The Third Circuit also affirmed the District Court’s granting of Elliott Greenleaf’s Motion to Preclude the non-settling defendants from presenting the expert testimony of the settling defendant. During the trial, Microvote and Westchester conducted a video deposition of Carson’s expert. In the deposition, the expert testified that the Microvote voting machines met or exceeded the federal FEC standards in the April 1996 primary election. The trial judge, after viewing the videotape deposition, granted Elliott Greenleaf’s Motion to Preclude the expert testimony as unreliable. Elliott Greenleaf trial lawyers successfully argued that the expert relied on a document prepared by Microvote that was not based on primary data. The expert admitted that he did not know what the document was, who created it, or how it was created. The expert also relied on other documents, some of which apparently were derived from the Microvote document, and again, could not identify the source or basis of some of these documents. The expert also admitted that he did not measure actual election use data to determine how long the machines were down.
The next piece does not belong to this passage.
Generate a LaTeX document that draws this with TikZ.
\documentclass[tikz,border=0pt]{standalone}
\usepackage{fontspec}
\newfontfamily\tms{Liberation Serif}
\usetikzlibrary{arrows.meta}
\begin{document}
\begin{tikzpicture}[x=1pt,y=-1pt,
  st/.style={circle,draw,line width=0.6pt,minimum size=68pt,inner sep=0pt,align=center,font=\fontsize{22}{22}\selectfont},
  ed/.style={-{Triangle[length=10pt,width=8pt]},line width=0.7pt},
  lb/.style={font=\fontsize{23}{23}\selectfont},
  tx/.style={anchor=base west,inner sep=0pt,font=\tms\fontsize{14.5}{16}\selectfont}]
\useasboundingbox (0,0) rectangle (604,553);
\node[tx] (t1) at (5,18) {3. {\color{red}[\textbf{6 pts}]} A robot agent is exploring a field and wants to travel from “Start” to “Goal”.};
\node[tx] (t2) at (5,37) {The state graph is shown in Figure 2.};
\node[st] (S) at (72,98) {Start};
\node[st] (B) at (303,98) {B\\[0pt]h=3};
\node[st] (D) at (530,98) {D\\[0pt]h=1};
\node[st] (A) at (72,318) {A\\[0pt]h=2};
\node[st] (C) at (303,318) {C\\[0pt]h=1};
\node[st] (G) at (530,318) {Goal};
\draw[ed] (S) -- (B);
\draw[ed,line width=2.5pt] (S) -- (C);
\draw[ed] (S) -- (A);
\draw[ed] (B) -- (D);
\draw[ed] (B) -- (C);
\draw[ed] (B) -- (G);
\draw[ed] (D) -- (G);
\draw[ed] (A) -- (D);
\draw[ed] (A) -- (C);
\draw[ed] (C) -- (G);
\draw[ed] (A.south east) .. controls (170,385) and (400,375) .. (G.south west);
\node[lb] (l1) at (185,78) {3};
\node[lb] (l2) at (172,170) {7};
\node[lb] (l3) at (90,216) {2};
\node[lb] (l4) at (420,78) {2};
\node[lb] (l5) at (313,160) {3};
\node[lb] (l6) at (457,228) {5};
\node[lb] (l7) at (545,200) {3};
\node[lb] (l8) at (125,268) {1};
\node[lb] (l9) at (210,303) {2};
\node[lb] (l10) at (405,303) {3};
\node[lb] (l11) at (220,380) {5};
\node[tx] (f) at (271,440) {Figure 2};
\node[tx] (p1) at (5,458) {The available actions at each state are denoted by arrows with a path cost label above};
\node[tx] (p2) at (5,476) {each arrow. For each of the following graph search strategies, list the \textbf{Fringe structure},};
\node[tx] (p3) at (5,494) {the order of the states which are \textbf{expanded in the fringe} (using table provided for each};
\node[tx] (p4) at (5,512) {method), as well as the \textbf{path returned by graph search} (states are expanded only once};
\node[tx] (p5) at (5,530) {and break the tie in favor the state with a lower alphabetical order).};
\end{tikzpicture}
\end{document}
The Third Circuit also affirmed the District Court’s denial of Defendants’ motion to “off-set” the judgment against non-settling defendants Microvote and Westchester by the amount of money the County received from co-defendant Carson as part of its settlement. In structuring the settlement, Elliott Greenleaf’s lawyers also insisted on a covenant not to sue instead of issuing a release to Carson. Elliott Greenleaf successfully argued that, under Pennsylvania law, if the settling party is not a joint tortfeasor, he is considered a volunteer. In that circumstance, the amount paid in settlement is not deducted from the recovery against a nonsettling party. In order to reduce a plaintiff’s recovery, the co-defendant’s culpability as a joint tortfeasor was required to be determined by the jury.
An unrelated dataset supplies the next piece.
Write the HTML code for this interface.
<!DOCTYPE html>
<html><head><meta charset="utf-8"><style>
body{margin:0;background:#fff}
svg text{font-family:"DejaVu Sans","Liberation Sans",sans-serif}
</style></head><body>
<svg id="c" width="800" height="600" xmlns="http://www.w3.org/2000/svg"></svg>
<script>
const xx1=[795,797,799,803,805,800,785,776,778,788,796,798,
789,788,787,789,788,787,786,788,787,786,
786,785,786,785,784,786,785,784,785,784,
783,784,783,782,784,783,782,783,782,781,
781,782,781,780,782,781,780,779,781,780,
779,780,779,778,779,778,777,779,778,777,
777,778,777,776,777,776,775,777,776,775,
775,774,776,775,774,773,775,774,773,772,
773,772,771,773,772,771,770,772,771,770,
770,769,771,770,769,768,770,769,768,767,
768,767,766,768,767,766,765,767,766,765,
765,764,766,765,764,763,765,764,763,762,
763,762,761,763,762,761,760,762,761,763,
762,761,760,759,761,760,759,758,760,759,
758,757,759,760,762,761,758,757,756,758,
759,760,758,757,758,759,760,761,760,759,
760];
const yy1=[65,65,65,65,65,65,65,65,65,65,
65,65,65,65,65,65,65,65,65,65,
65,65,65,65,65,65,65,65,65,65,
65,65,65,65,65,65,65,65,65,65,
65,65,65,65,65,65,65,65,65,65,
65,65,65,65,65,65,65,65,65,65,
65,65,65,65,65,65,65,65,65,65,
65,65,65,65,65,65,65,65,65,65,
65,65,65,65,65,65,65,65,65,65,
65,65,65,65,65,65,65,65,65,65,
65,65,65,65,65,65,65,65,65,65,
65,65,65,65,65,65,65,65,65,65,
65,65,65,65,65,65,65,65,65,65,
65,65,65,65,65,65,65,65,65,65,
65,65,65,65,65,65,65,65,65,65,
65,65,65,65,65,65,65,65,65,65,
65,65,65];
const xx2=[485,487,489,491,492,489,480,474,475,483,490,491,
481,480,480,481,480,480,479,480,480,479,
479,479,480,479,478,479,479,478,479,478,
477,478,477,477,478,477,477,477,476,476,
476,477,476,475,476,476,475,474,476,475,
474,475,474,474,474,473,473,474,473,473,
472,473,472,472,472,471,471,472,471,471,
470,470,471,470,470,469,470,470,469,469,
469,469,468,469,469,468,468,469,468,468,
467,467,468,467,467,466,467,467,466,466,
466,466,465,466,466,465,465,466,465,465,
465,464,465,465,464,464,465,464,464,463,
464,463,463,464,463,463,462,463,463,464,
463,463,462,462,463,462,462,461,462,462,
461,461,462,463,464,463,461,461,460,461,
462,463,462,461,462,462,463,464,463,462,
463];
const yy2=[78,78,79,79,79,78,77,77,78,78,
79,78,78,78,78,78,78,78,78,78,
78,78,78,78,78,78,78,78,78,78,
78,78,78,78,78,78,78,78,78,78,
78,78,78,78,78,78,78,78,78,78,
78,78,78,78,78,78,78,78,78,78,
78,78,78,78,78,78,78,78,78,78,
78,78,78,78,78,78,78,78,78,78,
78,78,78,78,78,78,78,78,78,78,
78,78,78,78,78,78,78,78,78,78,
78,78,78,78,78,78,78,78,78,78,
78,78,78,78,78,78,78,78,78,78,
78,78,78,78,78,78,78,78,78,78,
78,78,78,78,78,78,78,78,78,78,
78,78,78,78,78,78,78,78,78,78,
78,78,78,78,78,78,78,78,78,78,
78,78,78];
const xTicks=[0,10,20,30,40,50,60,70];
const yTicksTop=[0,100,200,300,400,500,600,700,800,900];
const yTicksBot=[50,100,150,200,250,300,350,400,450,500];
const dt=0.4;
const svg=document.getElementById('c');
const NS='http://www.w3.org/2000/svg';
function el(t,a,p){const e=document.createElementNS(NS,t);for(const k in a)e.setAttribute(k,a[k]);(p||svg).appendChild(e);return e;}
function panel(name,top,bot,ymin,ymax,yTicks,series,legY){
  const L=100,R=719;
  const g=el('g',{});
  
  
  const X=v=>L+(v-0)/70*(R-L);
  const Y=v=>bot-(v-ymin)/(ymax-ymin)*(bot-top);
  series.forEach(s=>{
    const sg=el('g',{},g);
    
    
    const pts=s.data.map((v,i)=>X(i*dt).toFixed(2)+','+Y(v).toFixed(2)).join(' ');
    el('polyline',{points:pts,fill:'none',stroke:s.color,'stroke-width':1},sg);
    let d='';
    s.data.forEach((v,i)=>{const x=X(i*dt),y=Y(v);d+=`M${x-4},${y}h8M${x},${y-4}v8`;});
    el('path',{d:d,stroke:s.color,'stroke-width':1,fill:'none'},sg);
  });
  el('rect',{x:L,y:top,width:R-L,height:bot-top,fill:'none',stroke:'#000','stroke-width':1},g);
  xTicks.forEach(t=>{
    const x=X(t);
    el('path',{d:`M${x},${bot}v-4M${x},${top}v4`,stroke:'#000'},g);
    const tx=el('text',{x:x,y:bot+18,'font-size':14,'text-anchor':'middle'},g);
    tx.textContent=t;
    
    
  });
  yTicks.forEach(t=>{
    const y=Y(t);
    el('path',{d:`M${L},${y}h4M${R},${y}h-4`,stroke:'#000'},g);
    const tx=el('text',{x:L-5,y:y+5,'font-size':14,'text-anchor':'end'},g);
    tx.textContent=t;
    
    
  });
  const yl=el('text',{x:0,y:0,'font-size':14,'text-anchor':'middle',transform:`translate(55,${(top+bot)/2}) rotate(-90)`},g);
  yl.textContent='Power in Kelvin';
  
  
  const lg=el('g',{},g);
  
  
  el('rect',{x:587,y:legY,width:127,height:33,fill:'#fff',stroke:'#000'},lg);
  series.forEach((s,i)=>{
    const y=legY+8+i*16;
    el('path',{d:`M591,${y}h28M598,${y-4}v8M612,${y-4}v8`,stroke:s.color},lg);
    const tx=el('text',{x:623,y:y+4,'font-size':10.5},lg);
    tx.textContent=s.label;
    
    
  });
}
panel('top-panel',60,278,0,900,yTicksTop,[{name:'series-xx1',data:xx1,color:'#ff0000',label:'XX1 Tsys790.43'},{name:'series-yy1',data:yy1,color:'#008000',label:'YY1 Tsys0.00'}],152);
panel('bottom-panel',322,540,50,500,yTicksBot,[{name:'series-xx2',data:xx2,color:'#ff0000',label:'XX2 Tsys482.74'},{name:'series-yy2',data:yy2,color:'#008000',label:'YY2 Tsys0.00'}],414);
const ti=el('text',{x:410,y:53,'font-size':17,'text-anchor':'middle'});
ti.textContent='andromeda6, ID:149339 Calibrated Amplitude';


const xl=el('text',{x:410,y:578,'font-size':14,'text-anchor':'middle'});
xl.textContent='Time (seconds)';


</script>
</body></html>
In this case, as Elliott Greenleaf successfully argued, neither Microvote nor Westchester submitted a jury interrogatory for apportionment of liability, nor did they present sufficient evidence at trial that would support a jury finding regarding apportionment. Since the jury did not apportion liability and the settlement did not mention the non-settling defendants’ liability, both the trial court and the appellate court agreed with Elliott Greenleaf’s argument that Microvote and Westchester waived any claim to reduce the judgment by the amount of the settlement under Pennsylvania law.